Remarks from Bank of Canada Governor Poloz, these via Reuters
- Increased trade integration could make it more challenging for central banks to maintain inflation targets
- Bank's conjecture is that increased integration will make economy less responsive to both interest rate and exchange rate fluctuations
- Bank's models suggest central banks that ignore effects of integration will react too gradually to external shocks
- Effects of fluctuations in domestic interest rates and exchange rates on domestic economy may lessen as economies become more integrated
- Domestic inflation may come to be driven more by global demand and supply, less by domestic forces
- Policy-makers must acknowledge that international developments will influence economies, volatility of financial markets
- Policy-makers trying to counter integration effects could consider automatic fiscal stabilizers, or widening inflation-target bands
There is a bit there from Poloz, but nothing directly on the CAD nor monetary policy.

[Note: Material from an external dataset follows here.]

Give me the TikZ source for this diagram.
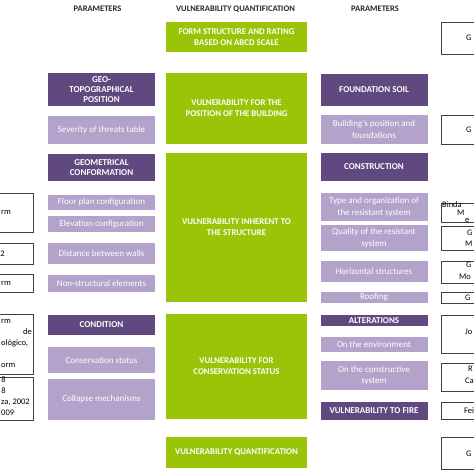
\documentclass[tikz,border=0pt]{standalone}
\usepackage{fontspec}
\setmainfont{Carlito}
\usetikzlibrary{positioning}

\definecolor{darkpurple}{RGB}{96,73,127}
\definecolor{lightpurple}{RGB}{179,162,201}
\definecolor{vgreen}{RGB}{153,196,8}
\definecolor{headgray}{RGB}{40,40,40}

\begin{document}
\begin{tikzpicture}[x=1pt,y=-1pt,
    box/.style={inner sep=1pt, align=center, text=white},
    pbox/.style={box, fill=darkpurple, minimum width=107pt, font=\bfseries\fontsize{9}{10}\selectfont},
    sbox/.style={box, fill=lightpurple, minimum width=107pt, font=\fontsize{9}{11.5}\selectfont},
    vbox/.style={box, fill=vgreen, minimum width=141pt, font=\bfseries\fontsize{8.8}{11}\selectfont},
    refbox/.style={draw=black!75, line width=0.8pt, fill=white, inner sep=0pt},
    head/.style={text=headgray, font=\bfseries\fontsize{8.5}{9}\selectfont},
    frag/.style={inner sep=0pt, text=black, font=\fontsize{8.5}{9}\selectfont}]
    \useasboundingbox (0,0) rectangle (474,474);
    \clip (0,0) rectangle (474,474);

    % Column headers
    \node[head] (hleft) at (97.5,9) {PARAMETERS};
    \node[head] (hmid) at (235.5,9) {VULNERABILITY QUANTIFICATION};
    \node[head] (hright) at (375,9) {PARAMETERS};

    % Left parameters
    \node[pbox, minimum height=33pt] (geo) at (101.5,89.5) {GEO-\\TOPOGRAPHICAL\\POSITION};
    \node[sbox, minimum height=28pt] (sev) at (101.5,130) {Severity of threats table};
    \node[pbox, minimum height=27pt] (geom) at (101.5,167.5) {GEOMETRICAL\\CONFORMATION};
    \node[sbox, minimum height=15pt] (floor) at (101.5,202.5) {Floor plan configuration};
    \node[sbox, minimum height=16pt] (elev) at (101.5,224) {Elevation configuration};
    \node[sbox, minimum height=21pt] (dist) at (101.5,253.5) {Distance between walls};
    \node[sbox, minimum height=17pt] (nonstr) at (101.5,283.5) {Non-structural elements};
    \node[pbox, minimum height=20pt] (cond) at (101.5,325) {CONDITION};
    \node[sbox, minimum height=26pt] (cons) at (101.5,360) {Conservation status};
    \node[sbox, minimum height=41pt] (coll) at (101.5,399.5) {Collapse mechanisms};

    % Vulnerability quantification
    \node[vbox, minimum height=30pt] (form) at (236.5,37) {FORM STRUCTURE AND RATING\\BASED ON ABCD SCALE};
    \node[vbox, minimum height=71pt] (vpos) at (236.5,108.5) {VULNERABILITY FOR THE\\POSITION OF THE BUILDING};
    \node[vbox, minimum height=149pt] (vinh) at (236.5,227.5) {VULNERABILITY INHERENT TO\\THE STRUCTURE};
    \node[vbox, minimum height=105pt] (vcons) at (236.5,366.5) {VULNERABILITY FOR\\CONSERVATION STATUS};
    \node[vbox, minimum height=31pt] (vquant) at (236.5,452.5) {VULNERABILITY QUANTIFICATION};

    % Right parameters
    \node[pbox, minimum height=32pt] (found) at (374,90) {FOUNDATION SOIL};
    \node[sbox, minimum height=29pt] (bpos) at (374,129.5) {Building's position and\\foundations};
    \node[pbox, minimum height=28pt] (constr) at (374,167) {CONSTRUCTION};
    \node[sbox, minimum height=28pt] (type) at (374,207) {Type and organization of\\the resistant system};
    \node[sbox, minimum height=26pt] (qual) at (374,238) {Quality of the resistant\\system};
    \node[sbox, minimum height=21pt] (horiz) at (374,271.5) {Horizontal structures};
    \node[sbox, minimum height=11pt] (roof) at (374,297.5) {Roofing};
    \node[pbox, minimum height=11pt] (alt) at (374,320.5) {ALTERATIONS};
    \node[sbox, minimum height=15pt] (env) at (374,344.5) {On the environment};
    \node[sbox, minimum height=29pt] (onsys) at (374,375.5) {On the constructive\\system};
    \node[pbox, minimum height=18pt] (fire) at (374,411) {VULNERABILITY TO FIRE};

    % Reference boxes, cut by the left edge
    \node[refbox, minimum width=73pt, minimum height=39pt] (l1) at (-3.5,212.5) {};
    \node[refbox, minimum width=73pt, minimum height=21pt] (l2) at (-3.5,253.5) {};
    \node[refbox, minimum width=73pt, minimum height=18pt] (l3) at (-3.5,283) {};
    \node[refbox, minimum width=73pt, minimum height=60pt] (l4) at (-3.5,344) {};
    \node[refbox, minimum width=73pt, minimum height=43pt] (l5) at (-3.5,398.5) {};
    \node[frag, anchor=west] (l1a) at (1,212) {rm};
    \node[frag, anchor=east] (l2a) at (5,254) {2};
    \node[frag, anchor=west] (l3a) at (1,283) {rm};
    \node[frag, anchor=west] (l4a) at (1,321) {rm};
    \node[frag, anchor=east] (l4b) at (32,332) {de};
    \node[frag, anchor=west] (l4c) at (1,343) {ológico,};
    \node[frag, anchor=west] (l4d) at (1,365) {orm};
    \node[frag, anchor=east] (l5a) at (6,380) {8};
    \node[frag, anchor=east] (l5b) at (6,391) {8};
    \node[frag, anchor=west] (l5c) at (1,402) {za, 2002};
    \node[frag, anchor=west] (l5d) at (1,413) {009};

    % Reference boxes, cut by the right edge
    \node[refbox, minimum width=79pt, minimum height=32pt] (r1) at (480.5,38) {};
    \node[refbox, minimum width=79pt, minimum height=29pt] (r2) at (480.5,129.5) {};
    \node[refbox, minimum width=79pt, minimum height=19pt] (r3) at (480.5,212.5) {};
    \node[refbox, minimum width=79pt, minimum height=24pt] (r4) at (480.5,238) {};
    \node[refbox, minimum width=79pt, minimum height=22pt] (r5) at (480.5,272) {};
    \node[refbox, minimum width=79pt, minimum height=11pt] (r6) at (480.5,297.5) {};
    \node[refbox, minimum width=79pt, minimum height=38pt] (r7) at (480.5,334) {};
    \node[refbox, minimum width=79pt, minimum height=28pt] (r8) at (480.5,377) {};
    \node[refbox, minimum width=79pt, minimum height=17pt] (r9) at (480.5,410.5) {};
    \node[refbox, minimum width=79pt, minimum height=32pt] (r10) at (480.5,453) {};
    \node[frag, anchor=west] (r1a) at (466,38) {G};
    \node[frag, anchor=west] (r2a) at (466,130) {G};
    \node[frag, anchor=west] (r3a) at (442,205) {Binda};
    \node[frag, anchor=west] (r3b) at (457,213) {M};
    \node[frag, anchor=west] (r3c) at (465,220) {e};
    \node[frag, anchor=west] (r4a) at (467,233) {G};
    \node[frag, anchor=west] (r4b) at (465,244) {M};
    \node[frag, anchor=west] (r5a) at (466,265) {G};
    \node[frag, anchor=west] (r5b) at (459,277) {Mo};
    \node[frag, anchor=west] (r6a) at (465,298) {G};
    \node[frag, anchor=west] (r7a) at (465,332) {Jo};
    \node[frag, anchor=west] (r8a) at (468,369) {R};
    \node[frag, anchor=west] (r8b) at (465,381) {Ca};
    \node[frag, anchor=west] (r9a) at (464,411) {Fei};
    \node[frag, anchor=west] (r10a) at (466,454) {G};
\end{tikzpicture}
\end{document}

And ... maybe this is just me ... and no disrespect to Mr. Poloz ... but whenever I see or hear "BOC" I am thinking "What has the Bank of China said?"
Srsly. With respect, if the Bank of Canada could change its name to the Bank of Mooseland, or something like that, it would make it a lot easier on me, and I'm sure many would agree.
USD/CAD barely moving after the Poloz comments. Hardly surprising.